How does the Perishable Agricultural Commodities Act (PACA) trust provision apply to the transactions in this case?See answer

The PACA trust provision applies by imposing a non-segregated floating trust on perishable agricultural commodities and their derivatives in favor of unpaid suppliers or sellers, giving them a right to recover against purchasers, superior to all creditors.

What was the plaintiffs' argument regarding the inclusion of the real property in the PACA trust?See answer

The plaintiffs argued that the real property should be included in the PACA trust because Kodiak Fresh used PACA trust funds to make lease payments, which were then used to make mortgage payments, effectively linking the property to PACA trust assets.

On what basis did the court deny the plaintiffs' motion for a preliminary injunction?See answer

The court denied the plaintiffs' motion for a preliminary injunction because the plaintiffs failed to demonstrate a likelihood of success on the merits, particularly against non-party James N. Hobbs, and their claim of irreparable harm was speculative.

Why was the Temporary Restraining Order initially granted and later vacated?See answer

The Temporary Restraining Order was initially granted to prevent the foreclosure sale pending resolution of the motion for a preliminary injunction but was later vacated after the court found insufficient grounds for the injunction.

How did the bankruptcy filings of Kodiak Fresh and the Hillmans affect the proceedings?See answer

The bankruptcy filings of Kodiak Fresh and the Hillmans complicated the financial situation as they listed significant liabilities, affecting the ability to pay PACA trust beneficiaries and influencing the court's considerations.

What role did non-party James N. Hobbs play in the case, and why was he not found liable?See answer

James N. Hobbs was the seller of the real property and the recipient of mortgage payments but was not found liable because there was no evidence that he knew or should have known that the payments included PACA trust funds.

How does the concept of irreparable harm factor into the court's decision on granting injunctive relief?See answer

The concept of irreparable harm factored into the decision as the court found the plaintiffs' claims speculative and noted that potential recovery from H & K/Tolleson Steel was still possible, reducing the likelihood of irreparable harm.

What did the court consider when evaluating the balance of equities between the parties?See answer

When evaluating the balance of equities, the court considered the potential harm to non-party Hobbs, who appeared to be an innocent third party, and the speculative nature of the plaintiffs' claims.

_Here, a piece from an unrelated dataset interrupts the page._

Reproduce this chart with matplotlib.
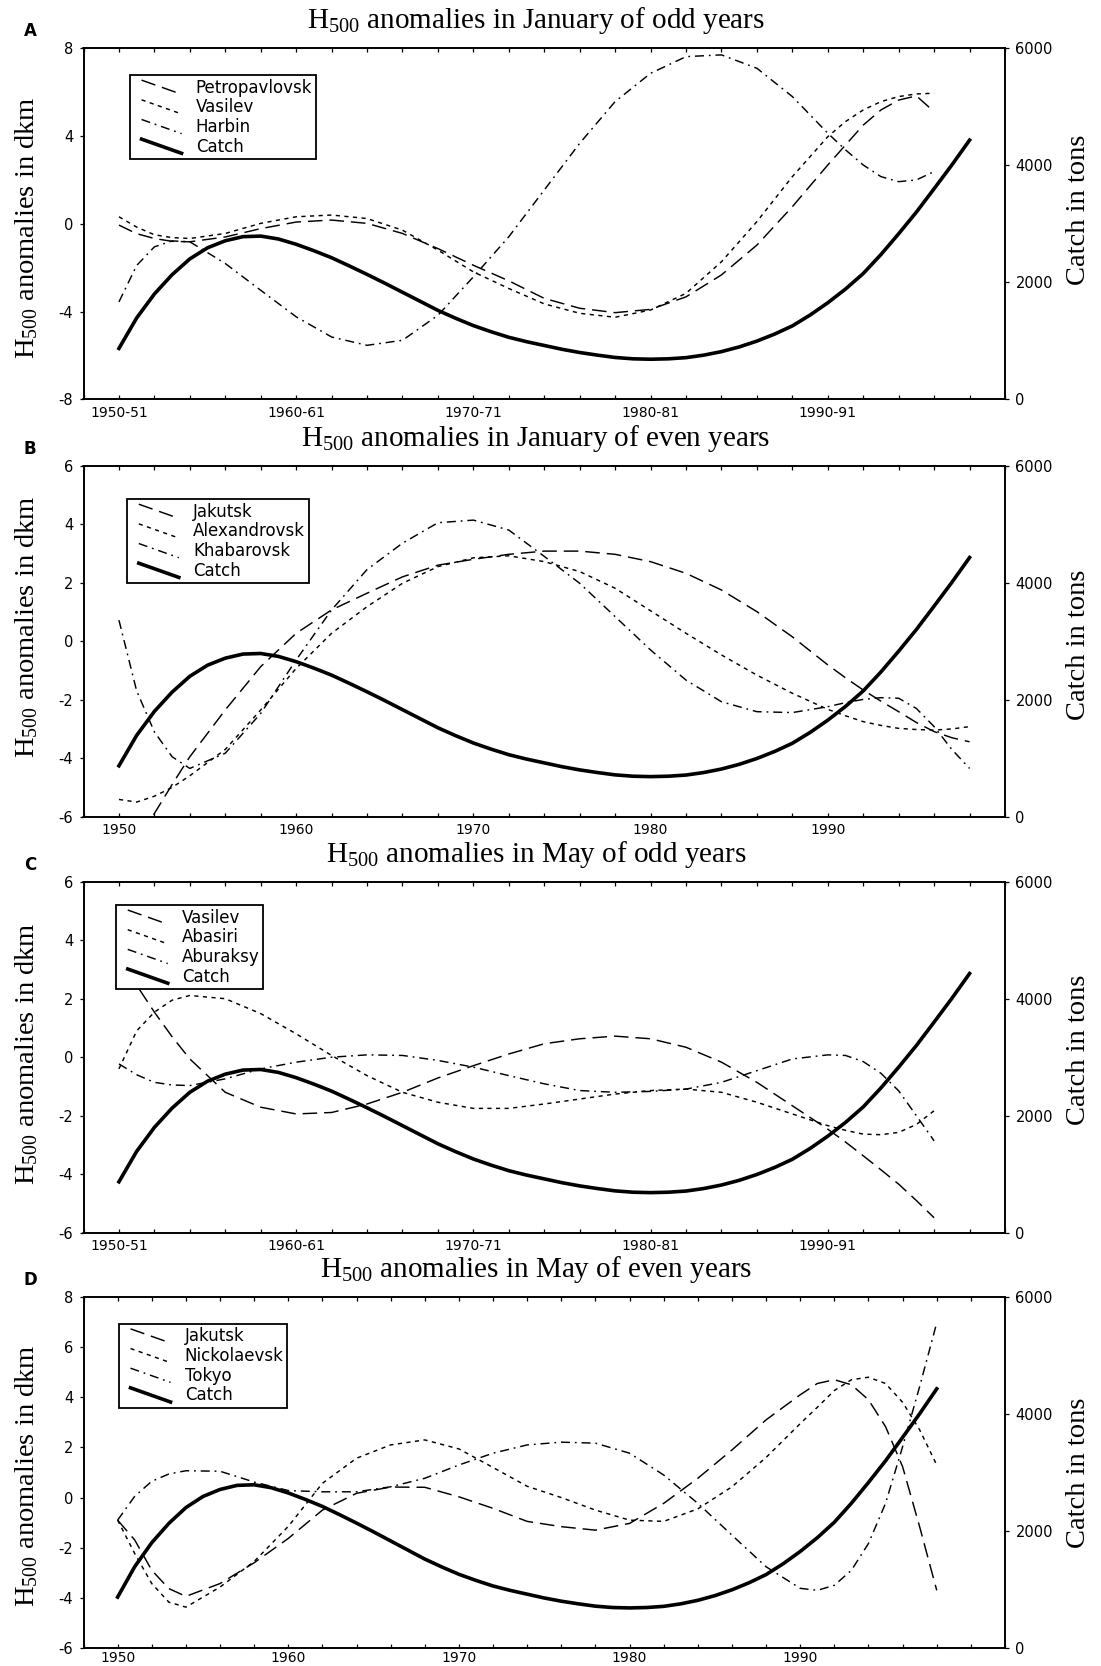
import matplotlib
matplotlib.use('Agg')
import matplotlib.pyplot as plt
from matplotlib.lines import Line2D
from matplotlib.legend_handler import HandlerLine2D
from matplotlib.ticker import FixedLocator, MultipleLocator

plt.rcParams['font.family'] = 'DejaVu Sans'
plt.rcParams['axes.unicode_minus'] = False
plt.rcParams['lines.scale_dashes'] = False

# --- data ---
years_odd = [1950, 1951, 1952, 1953, 1954, 1956, 1958, 1960, 1962, 1964, 1966, 1968,
             1970, 1972, 1974, 1976, 1978, 1980, 1982, 1984, 1986, 1988,
             1990, 1991, 1992, 1993, 1994, 1995, 1996]
years_even = years_odd + [1997, 1998]

years_catch = list(range(1950, 1999))
catch_tons = [870, 1390, 1800, 2130, 2400, 2590, 2710, 2780, 2790, 2740,
              2650, 2540, 2420, 2280, 2135, 1985, 1830, 1675, 1520, 1385,
              1260, 1155, 1060, 985, 920, 855, 800, 755, 715, 692,
              685, 692, 712, 755, 815, 895, 995, 1115, 1255, 1440,
              1650, 1885, 2150, 2475, 2830, 3200, 3600, 4005, 4430]

# A: January, odd years
petropavlovsk_jan = [-0.06, -0.45, -0.67, -0.80, -0.82, -0.60, -0.22, 0.08, 0.17, 0.02, -0.44, -1.13,
                     -1.89, -2.60, -3.40, -3.85, -4.05, -3.90, -3.33, -2.33, -0.97, 0.78,
                     2.68, 3.59, 4.50, 5.19, 5.64, 5.83, 5.11]
vasilev_jan = [0.32, -0.15, -0.50, -0.63, -0.67, -0.44, 0.02, 0.32, 0.40, 0.24, -0.29, -1.20,
               -2.19, -2.95, -3.65, -4.08, -4.26, -3.93, -3.17, -1.73, 0.10, 2.15,
               3.97, 4.66, 5.19, 5.57, 5.80, 5.92, 5.95]
harbin_jan = [-3.56, -1.90, -1.05, -0.78, -0.82, -1.81, -3.03, -4.24, -5.16, -5.54, -5.31, -4.17,
              -2.42, -0.59, 1.54, 3.67, 5.57, 6.86, 7.62, 7.70, 7.09, 5.80,
              4.13, 3.37, 2.68, 2.15, 1.92, 2.00, 2.38]

# B: January, even years
jakutsk_jan = [-7.80, -6.80, -5.89, -4.90, -3.95, -2.35, -0.87, 0.27, 1.07, 1.64, 2.20, 2.60,
               2.80, 2.97, 3.08, 3.08, 2.97, 2.72, 2.32, 1.75, 1.01, 0.15,
               -0.81, -1.25, -1.67, -2.05, -2.41, -2.78, -3.09, -3.30, -3.44]
alexandrovsk_jan = [-5.41, -5.50, -5.30, -5.00, -4.60, -3.70, -2.35, -0.93, 0.27, 1.18, 1.98, 2.55,
                    2.85, 2.92, 2.72, 2.38, 1.81, 1.04, 0.27, -0.47, -1.16, -1.78,
                    -2.33, -2.55, -2.75, -2.88, -2.98, -3.02, -3.04, -3.00, -2.92]
khabarovsk_jan = [0.72, -1.70, -3.10, -3.95, -4.35, -3.83, -2.47, -0.64, 1.07, 2.45, 3.35, 4.05,
                  4.14, 3.80, 2.90, 1.98, 0.84, -0.30, -1.33, -2.07, -2.41, -2.44,
                  -2.24, -2.10, -1.99, -1.93, -1.95, -2.30, -2.92, -3.70, -4.35]

# C: May, odd years
vasilev_may = [3.60, 2.46, 1.54, 0.70, -0.06, -1.20, -1.71, -1.94, -1.89, -1.60, -1.20, -0.71,
               -0.29, 0.11, 0.46, 0.63, 0.72, 0.63, 0.34, -0.17, -0.86, -1.66,
               -2.46, -2.90, -3.37, -3.85, -4.34, -4.90, -5.49]
abasiri_may = [-0.40, 0.90, 1.54, 1.95, 2.11, 2.00, 1.49, 0.80, 0.06, -0.63, -1.20, -1.54,
               -1.75, -1.75, -1.60, -1.43, -1.26, -1.14, -1.09, -1.20, -1.54, -1.94,
               -2.34, -2.50, -2.63, -2.65, -2.57, -2.30, -1.83]
aburaksy_may = [-0.23, -0.60, -0.86, -0.95, -0.97, -0.74, -0.40, -0.17, 0.00, 0.08, 0.06, -0.11,
                -0.34, -0.63, -0.91, -1.14, -1.20, -1.17, -1.09, -0.86, -0.46, -0.06,
                0.08, 0.06, -0.15, -0.55, -1.15, -2.00, -2.86]

# D: May, even years
jakutsk_may = [-0.90, -1.69, -2.90, -3.63, -3.94, -3.43, -2.60, -1.63, -0.50, 0.17, 0.42, 0.41,
               0.03, -0.43, -0.95, -1.16, -1.30, -1.03, -0.23, 0.77, 1.90, 3.10,
               4.10, 4.55, 4.70, 4.50, 3.90, 2.83, 1.23, -1.17, -3.70]
nickolaevsk_may = [-0.90, -2.23, -3.43, -4.17, -4.37, -3.57, -2.55, -1.15, 0.57, 1.57, 2.10, 2.30,
                   1.94, 1.20, 0.45, 0.00, -0.50, -0.90, -0.95, -0.45, 0.43, 1.60,
                   2.95, 3.60, 4.27, 4.70, 4.80, 4.55, 3.80, 2.70, 1.30]
tokyo_may = [-0.90, 0.05, 0.65, 0.94, 1.07, 1.05, 0.62, 0.28, 0.23, 0.23, 0.43, 0.77,
             1.30, 1.77, 2.10, 2.21, 2.17, 1.77, 0.90, -0.23, -1.50, -2.76,
             -3.62, -3.70, -3.50, -2.90, -1.83, -0.23, 2.03, 4.43, 6.97]

letters = ['A', 'B', 'C', 'D']
titles = [r'H$\mathregular{_{500}}$ anomalies in January of odd years',
          r'H$\mathregular{_{500}}$ anomalies in January of even years',
          r'H$\mathregular{_{500}}$ anomalies in May of odd years',
          r'H$\mathregular{_{500}}$ anomalies in May of even years']
station_names = [['Petropavlovsk', 'Vasilev', 'Harbin'],
                 ['Jakutsk', 'Alexandrovsk', 'Khabarovsk'],
                 ['Vasilev', 'Abasiri', 'Aburaksy'],
                 ['Jakutsk', 'Nickolaevsk', 'Tokyo']]
season_labels = ['1950-51', '1960-61', '1970-71', '1980-81', '1990-91']
year_labels = ['1950', '1960', '1970', '1980', '1990']
decades = [1950, 1960, 1970, 1980, 1990]


class SlantedLine(HandlerLine2D):
    """Legend sample drawn as a short slanted stroke, like the original."""
    def create_artists(self, legend, orig_handle, xdescent, ydescent,
                       width, height, fontsize, trans):
        x0 = -xdescent + 0.5 * fontsize
        x1 = -xdescent + width
        y0 = -ydescent + height + 0.05 * fontsize
        y1 = -ydescent - 0.1 * fontsize
        line = Line2D([x0, x1], [y0, y1])
        self.update_prop(line, orig_handle, legend)
        line.set_transform(trans)
        return [line]


LONG = (0, (10.5, 5.0))
DOT = (0, (3.0, 3.2))
DASHDOT = (0, (6.5, 3.5, 1.3, 3.5))
styles = [LONG, DOT, DASHDOT]

panels = [
    (years_odd, [petropavlovsk_jan, vasilev_jan, harbin_jan], (-8, 8), [-8, -4, 0, 4, 8], 2000, season_labels),
    (years_even, [jakutsk_jan, alexandrovsk_jan, khabarovsk_jan], (-6, 6), [-6, -4, -2, 0, 2, 4, 6], 2000, year_labels),
    (years_odd, [vasilev_may, abasiri_may, aburaksy_may], (-6, 6), [-6, -4, -2, 0, 2, 4, 6], 2000, season_labels),
    (years_even, [jakutsk_may, nickolaevsk_may, tokyo_may], (-6, 8), [-6, -4, -2, 0, 2, 4, 6, 8], 2002, year_labels),
]

# layout in pixels of the 1101 x 1666 canvas
W, H = 1101, 1666
ax_left, ax_width, ax_height = 83.5, 921.5, 351
ax_tops = [48.3, 465.7, 881.7, 1297.0]
legend_anchor = [(0.050, 0.924), (0.047, 0.905), (0.035, 0.934), (0.038, 0.924)]
ylab_pos = [0.49, 0.54, 0.51, 0.49]
clab_pos = [0.54, 0.49, 0.52, 0.50]
xlabel_pad = [4.5, 4.5, 4.5, 2.2]

fig = plt.figure(figsize=(W / 100, H / 100), dpi=100)
fig.patch.set_facecolor('white')

for i, (yrs, series, ylim, yticks, xmax, xlabels) in enumerate(panels):
    bottom = 1 - (ax_tops[i] + ax_height) / H
    ax = fig.add_axes([ax_left / W, bottom, ax_width / W, ax_height / H])
    ax2 = ax.twinx()

    for vals, name, ls in zip(series, station_names[i], styles):
        ax.plot(yrs, vals, color='black', lw=1.05, linestyle=ls, label=name)
    ax2.plot(years_catch, catch_tons, color='black', lw=2.6, label='Catch')

    ax.set_xlim(1948, xmax)
    ax.set_ylim(*ylim)
    ax.set_yticks(yticks)
    ax.set_yticklabels([str(t) for t in yticks])
    ax2.set_ylim(0, 6000)
    ax2.set_yticks([0, 2000, 4000, 6000])

    ax.xaxis.set_major_locator(FixedLocator(decades))
    ax.set_xticklabels(xlabels)
    ax.xaxis.set_minor_locator(MultipleLocator(2))
    ax.tick_params(axis='x', which='both', direction='in', top=True, bottom=True,
                   length=3, width=0.9, labelsize=10, pad=xlabel_pad[i])
    ax.tick_params(axis='y', direction='out', length=3, width=0.9, labelsize=10.5, pad=4.5)
    ax2.tick_params(axis='y', direction='out', length=3, width=0.9, labelsize=10.5, pad=4.5)
    for a in (ax, ax2):
        for sp in a.spines.values():
            sp.set_linewidth(1.2)

    ax.set_title(titles[i], fontfamily='Liberation Serif', fontsize=21, pad=14.5, x=0.491)
    ax.set_ylabel(r'H$\mathregular{_{500}}$ anomalies in dkm', fontfamily='Liberation Serif', fontsize=20.5)
    ax.yaxis.set_label_coords(-0.047, ylab_pos[i])
    ax2.set_ylabel('Catch in tons', fontfamily='Liberation Serif', fontsize=20.5)
    ax2.yaxis.set_label_coords(1.066, clab_pos[i])

    ax.text(-0.058, 1.048, letters[i], transform=ax.transAxes, fontsize=12,
            fontweight='bold', ha='center', va='center')

    handles = ax.get_lines() + ax2.get_lines()
    leg = ax2.legend(handles, [h.get_label() for h in handles], loc='upper left',
                     bbox_to_anchor=legend_anchor[i], borderaxespad=0, fancybox=False,
                     edgecolor='black', framealpha=1, fontsize=12, handlelength=2.9,
                     handletextpad=0.85, labelspacing=0.1, borderpad=0.22,
                     handler_map={Line2D: SlantedLine()})
    leg.get_frame().set_linewidth(1.3)
    leg.set_zorder(10)

fig.savefig('out.png', dpi=100)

In what ways did the court address the public interest when making its decision?See answer

The court addressed the public interest by balancing the interests of PACA creditors against protecting the interests of innocent third parties like Hobbs, ultimately finding that protecting innocent third parties was also in the public interest.

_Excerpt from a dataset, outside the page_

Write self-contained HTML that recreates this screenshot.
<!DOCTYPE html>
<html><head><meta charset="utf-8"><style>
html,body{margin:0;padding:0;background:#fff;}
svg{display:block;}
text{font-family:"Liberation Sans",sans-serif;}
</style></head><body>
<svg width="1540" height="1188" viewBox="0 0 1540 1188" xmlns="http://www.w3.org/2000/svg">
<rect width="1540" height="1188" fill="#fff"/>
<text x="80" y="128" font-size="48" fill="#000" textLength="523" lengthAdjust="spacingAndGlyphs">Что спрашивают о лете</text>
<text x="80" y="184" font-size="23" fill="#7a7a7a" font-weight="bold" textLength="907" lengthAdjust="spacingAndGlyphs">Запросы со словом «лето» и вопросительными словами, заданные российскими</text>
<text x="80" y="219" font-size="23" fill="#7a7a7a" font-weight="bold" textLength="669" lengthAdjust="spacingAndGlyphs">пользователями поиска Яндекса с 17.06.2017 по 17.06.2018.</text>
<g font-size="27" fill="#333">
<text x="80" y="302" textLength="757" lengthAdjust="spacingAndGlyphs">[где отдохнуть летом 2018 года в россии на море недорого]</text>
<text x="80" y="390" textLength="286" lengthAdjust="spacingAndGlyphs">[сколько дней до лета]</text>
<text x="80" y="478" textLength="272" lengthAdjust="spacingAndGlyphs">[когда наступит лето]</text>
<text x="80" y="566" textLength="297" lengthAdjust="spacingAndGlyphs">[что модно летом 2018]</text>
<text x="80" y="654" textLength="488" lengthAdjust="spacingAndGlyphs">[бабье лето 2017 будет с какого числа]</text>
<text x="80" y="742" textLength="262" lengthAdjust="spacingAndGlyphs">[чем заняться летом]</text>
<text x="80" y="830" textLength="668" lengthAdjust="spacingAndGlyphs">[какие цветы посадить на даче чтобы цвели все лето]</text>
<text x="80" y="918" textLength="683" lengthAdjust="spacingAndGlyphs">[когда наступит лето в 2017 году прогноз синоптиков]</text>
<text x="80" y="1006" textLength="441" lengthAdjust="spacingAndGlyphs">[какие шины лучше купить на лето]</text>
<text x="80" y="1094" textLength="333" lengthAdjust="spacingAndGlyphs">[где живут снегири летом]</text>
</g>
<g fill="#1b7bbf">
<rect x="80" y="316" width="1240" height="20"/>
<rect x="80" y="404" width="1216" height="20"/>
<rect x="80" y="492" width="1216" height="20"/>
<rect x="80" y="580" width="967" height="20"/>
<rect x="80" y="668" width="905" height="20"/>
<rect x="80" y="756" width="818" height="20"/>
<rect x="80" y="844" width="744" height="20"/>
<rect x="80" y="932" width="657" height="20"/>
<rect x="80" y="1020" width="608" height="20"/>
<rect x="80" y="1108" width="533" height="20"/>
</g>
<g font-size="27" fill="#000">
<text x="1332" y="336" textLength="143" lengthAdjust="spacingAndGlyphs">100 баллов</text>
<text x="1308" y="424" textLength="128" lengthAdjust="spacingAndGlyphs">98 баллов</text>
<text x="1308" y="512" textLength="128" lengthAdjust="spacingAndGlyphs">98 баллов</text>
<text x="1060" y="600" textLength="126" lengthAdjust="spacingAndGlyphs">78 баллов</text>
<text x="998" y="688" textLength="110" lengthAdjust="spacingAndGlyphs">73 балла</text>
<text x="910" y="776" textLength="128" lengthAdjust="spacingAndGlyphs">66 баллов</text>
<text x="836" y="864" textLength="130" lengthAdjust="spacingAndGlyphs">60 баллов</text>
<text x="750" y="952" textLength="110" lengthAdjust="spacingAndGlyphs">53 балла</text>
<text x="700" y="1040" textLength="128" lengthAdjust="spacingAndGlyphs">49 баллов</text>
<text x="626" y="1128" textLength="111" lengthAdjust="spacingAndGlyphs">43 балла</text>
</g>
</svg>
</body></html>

What evidence, if any, indicated that Kodiak Fresh dissipated PACA trust assets?See answer

Evidence indicated that Kodiak Fresh may have used funds from Produce sales to make lease payments, which were then used for mortgage payments, potentially violating PACA trust obligations.

How does the court's legal reasoning reflect the broader principles of trust law under PACA?See answer

The court's reasoning reflects trust law principles under PACA by emphasizing the protection of unpaid suppliers and sellers while considering the liability of third parties who receive trust assets without knowledge of impropriety.

What would plaintiffs need to demonstrate to succeed in a claim of third-party liability under PACA?See answer

To succeed in a claim of third-party liability under PACA, plaintiffs would need to demonstrate that the third party had a role in causing the breach or dissipation of the trust or had knowledge of its improper use.

How might the outcome have differed if H & K/Tolleson Steel were found to be a PACA dealer?See answer

If H & K/Tolleson Steel were found to be a PACA dealer, the outcome might have differed as they would have been directly subject to PACA trust obligations, potentially strengthening the plaintiffs' case.